→ **Problem to work on**: Retype the lines beneath this one, from the first through the line containing "return arr.map((v, i)". Pictures are left out.

→ **Data provided**:
--------------------------------------------------

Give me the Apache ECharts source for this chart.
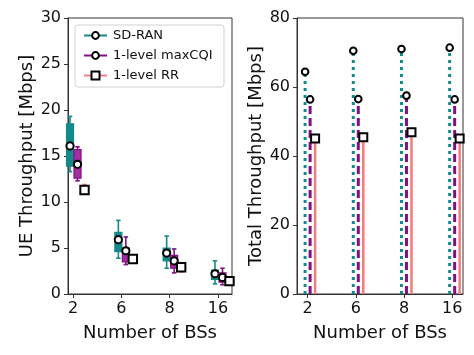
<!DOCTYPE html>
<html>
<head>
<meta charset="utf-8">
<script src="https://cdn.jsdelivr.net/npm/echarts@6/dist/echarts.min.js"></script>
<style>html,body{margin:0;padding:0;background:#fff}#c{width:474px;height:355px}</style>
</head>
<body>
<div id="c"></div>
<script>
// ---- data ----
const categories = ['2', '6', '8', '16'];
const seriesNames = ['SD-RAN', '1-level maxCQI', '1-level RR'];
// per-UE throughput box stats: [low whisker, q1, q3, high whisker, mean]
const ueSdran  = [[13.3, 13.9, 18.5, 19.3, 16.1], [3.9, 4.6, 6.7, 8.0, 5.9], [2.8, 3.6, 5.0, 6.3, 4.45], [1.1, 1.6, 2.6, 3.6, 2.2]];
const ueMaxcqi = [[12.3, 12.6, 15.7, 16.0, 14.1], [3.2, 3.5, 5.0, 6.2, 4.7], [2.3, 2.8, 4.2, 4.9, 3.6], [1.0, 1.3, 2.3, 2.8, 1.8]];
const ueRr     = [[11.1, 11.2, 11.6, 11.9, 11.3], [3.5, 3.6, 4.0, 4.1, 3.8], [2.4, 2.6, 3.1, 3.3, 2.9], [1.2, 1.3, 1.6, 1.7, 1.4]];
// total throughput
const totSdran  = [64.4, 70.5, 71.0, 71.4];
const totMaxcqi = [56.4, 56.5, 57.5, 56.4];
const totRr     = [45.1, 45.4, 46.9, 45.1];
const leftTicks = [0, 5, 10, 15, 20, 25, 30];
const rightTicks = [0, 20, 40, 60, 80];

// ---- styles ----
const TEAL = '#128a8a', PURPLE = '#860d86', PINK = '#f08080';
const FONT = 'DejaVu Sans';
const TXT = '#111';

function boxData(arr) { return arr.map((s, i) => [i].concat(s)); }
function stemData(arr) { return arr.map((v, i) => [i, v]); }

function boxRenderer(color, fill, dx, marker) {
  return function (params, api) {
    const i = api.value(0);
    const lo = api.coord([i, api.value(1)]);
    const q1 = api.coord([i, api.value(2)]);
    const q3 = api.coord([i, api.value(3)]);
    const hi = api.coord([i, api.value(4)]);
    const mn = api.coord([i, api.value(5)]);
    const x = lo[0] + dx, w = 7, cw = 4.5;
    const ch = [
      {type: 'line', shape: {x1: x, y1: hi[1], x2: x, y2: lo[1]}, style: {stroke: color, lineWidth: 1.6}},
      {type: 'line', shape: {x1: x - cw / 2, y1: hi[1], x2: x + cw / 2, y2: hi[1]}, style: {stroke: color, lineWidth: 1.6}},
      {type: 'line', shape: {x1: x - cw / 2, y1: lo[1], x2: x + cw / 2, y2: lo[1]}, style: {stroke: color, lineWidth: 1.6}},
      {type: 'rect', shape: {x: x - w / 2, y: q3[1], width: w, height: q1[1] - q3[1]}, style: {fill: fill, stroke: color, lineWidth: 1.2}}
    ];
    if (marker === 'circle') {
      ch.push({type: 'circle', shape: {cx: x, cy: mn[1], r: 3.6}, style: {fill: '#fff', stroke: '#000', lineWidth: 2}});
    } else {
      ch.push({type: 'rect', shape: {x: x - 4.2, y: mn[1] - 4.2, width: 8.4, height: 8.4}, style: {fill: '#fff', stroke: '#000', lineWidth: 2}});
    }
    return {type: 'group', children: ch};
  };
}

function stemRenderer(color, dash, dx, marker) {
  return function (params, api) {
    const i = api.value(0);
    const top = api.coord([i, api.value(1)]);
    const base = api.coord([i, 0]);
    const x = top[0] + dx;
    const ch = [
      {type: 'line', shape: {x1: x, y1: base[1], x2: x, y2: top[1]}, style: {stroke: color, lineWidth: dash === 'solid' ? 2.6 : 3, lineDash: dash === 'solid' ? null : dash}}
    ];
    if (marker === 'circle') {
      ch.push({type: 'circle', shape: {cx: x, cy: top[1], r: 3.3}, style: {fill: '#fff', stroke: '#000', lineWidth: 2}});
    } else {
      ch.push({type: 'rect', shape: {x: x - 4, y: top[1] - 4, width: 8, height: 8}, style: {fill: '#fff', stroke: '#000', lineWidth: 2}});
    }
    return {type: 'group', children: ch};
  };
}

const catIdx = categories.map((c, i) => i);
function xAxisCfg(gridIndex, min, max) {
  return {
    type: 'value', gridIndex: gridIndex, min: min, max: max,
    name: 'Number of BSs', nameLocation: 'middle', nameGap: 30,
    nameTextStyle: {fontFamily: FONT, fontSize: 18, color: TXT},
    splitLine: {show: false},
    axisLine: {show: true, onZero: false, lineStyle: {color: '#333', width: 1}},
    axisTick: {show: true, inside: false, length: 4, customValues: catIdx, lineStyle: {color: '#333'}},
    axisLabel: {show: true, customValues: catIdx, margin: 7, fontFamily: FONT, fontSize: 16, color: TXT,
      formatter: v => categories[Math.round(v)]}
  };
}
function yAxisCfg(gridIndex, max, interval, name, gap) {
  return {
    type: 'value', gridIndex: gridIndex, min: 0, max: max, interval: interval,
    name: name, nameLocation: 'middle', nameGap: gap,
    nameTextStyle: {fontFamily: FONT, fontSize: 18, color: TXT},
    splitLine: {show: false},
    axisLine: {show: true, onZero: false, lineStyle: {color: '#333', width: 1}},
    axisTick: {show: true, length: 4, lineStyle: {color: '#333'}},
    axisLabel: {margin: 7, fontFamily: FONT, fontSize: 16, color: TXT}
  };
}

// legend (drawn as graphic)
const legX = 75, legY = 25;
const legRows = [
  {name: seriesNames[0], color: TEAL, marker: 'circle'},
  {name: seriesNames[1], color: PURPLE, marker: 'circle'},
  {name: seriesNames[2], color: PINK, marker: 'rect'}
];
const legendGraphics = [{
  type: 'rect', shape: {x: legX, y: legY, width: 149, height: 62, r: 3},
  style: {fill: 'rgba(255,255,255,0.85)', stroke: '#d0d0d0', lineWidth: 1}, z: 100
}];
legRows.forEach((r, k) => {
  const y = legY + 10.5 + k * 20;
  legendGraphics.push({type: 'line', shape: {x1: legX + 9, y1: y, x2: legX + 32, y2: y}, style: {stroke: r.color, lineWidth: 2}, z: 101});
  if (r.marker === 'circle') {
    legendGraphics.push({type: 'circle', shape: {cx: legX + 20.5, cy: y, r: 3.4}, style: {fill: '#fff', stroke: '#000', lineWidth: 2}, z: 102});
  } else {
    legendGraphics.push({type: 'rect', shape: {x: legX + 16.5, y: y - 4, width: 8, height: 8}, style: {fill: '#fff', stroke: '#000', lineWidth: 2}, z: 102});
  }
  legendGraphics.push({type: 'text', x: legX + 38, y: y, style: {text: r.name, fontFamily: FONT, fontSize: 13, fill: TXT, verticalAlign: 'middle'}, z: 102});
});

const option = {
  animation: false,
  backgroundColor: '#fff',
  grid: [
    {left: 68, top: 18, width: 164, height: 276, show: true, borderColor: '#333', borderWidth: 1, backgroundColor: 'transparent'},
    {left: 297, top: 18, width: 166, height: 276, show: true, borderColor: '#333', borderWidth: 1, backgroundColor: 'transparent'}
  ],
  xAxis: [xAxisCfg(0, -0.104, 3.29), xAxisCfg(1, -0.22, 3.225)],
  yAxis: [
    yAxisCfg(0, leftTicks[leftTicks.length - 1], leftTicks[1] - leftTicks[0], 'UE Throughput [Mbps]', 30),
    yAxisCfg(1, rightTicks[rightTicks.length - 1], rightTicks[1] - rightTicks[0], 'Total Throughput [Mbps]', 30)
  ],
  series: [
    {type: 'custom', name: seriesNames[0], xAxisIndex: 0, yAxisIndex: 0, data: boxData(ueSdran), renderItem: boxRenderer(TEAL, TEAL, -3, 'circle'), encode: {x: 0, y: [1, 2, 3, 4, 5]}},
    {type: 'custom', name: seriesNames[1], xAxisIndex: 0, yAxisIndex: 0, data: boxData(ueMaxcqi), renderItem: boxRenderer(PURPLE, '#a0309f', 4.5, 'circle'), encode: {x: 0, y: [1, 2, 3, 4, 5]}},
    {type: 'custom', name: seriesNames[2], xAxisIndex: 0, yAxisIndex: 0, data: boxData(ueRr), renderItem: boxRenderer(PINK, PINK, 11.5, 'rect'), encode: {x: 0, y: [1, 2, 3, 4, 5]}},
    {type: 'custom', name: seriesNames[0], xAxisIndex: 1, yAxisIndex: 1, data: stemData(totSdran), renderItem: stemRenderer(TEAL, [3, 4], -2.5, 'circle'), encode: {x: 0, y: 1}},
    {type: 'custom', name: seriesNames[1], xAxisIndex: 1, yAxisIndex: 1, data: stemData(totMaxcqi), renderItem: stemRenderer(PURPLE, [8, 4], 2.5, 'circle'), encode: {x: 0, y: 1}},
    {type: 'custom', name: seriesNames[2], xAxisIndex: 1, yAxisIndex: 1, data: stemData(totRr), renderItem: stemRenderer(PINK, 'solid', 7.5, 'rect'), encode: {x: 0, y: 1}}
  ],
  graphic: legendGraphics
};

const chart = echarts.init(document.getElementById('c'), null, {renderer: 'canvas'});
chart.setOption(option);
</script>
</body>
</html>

--------------------------------------------------

→ **Solution**:
Give me the Apache ECharts source for this chart.
<!DOCTYPE html>
<html>
<head>
<meta charset="utf-8">
<script src="https://cdn.jsdelivr.net/npm/echarts@6/dist/echarts.min.js"></script>
<style>html,body{margin:0;padding:0;background:#fff}#c{width:474px;height:355px}</style>
</head>
<body>
<div id="c"></div>
<script>
// ---- data ----
const categories = ['2', '6', '8', '16'];
const seriesNames = ['SD-RAN', '1-level maxCQI', '1-level RR'];
// per-UE throughput box stats: [low whisker, q1, q3, high whisker, mean]
const ueSdran  = [[13.3, 13.9, 18.5, 19.3, 16.1], [3.9, 4.6, 6.7, 8.0, 5.9], [2.8, 3.6, 5.0, 6.3, 4.45], [1.1, 1.6, 2.6, 3.6, 2.2]];
const ueMaxcqi = [[12.3, 12.6, 15.7, 16.0, 14.1], [3.2, 3.5, 5.0, 6.2, 4.7], [2.3, 2.8, 4.2, 4.9, 3.6], [1.0, 1.3, 2.3, 2.8, 1.8]];
const ueRr     = [[11.1, 11.2, 11.6, 11.9, 11.3], [3.5, 3.6, 4.0, 4.1, 3.8], [2.4, 2.6, 3.1, 3.3, 2.9], [1.2, 1.3, 1.6, 1.7, 1.4]];
// total throughput
const totSdran  = [64.4, 70.5, 71.0, 71.4];
const totMaxcqi = [56.4, 56.5, 57.5, 56.4];
const totRr     = [45.1, 45.4, 46.9, 45.1];
const leftTicks = [0, 5, 10, 15, 20, 25, 30];
const rightTicks = [0, 20, 40, 60, 80];

// ---- styles ----
const TEAL = '#128a8a', PURPLE = '#860d86', PINK = '#f08080';
const FONT = 'DejaVu Sans';
const TXT = '#111';

function boxData(arr) { return arr.map((s, i) => [i].concat(s)); }
function stemData(arr) { return arr.map((v, i) => [i, v]); }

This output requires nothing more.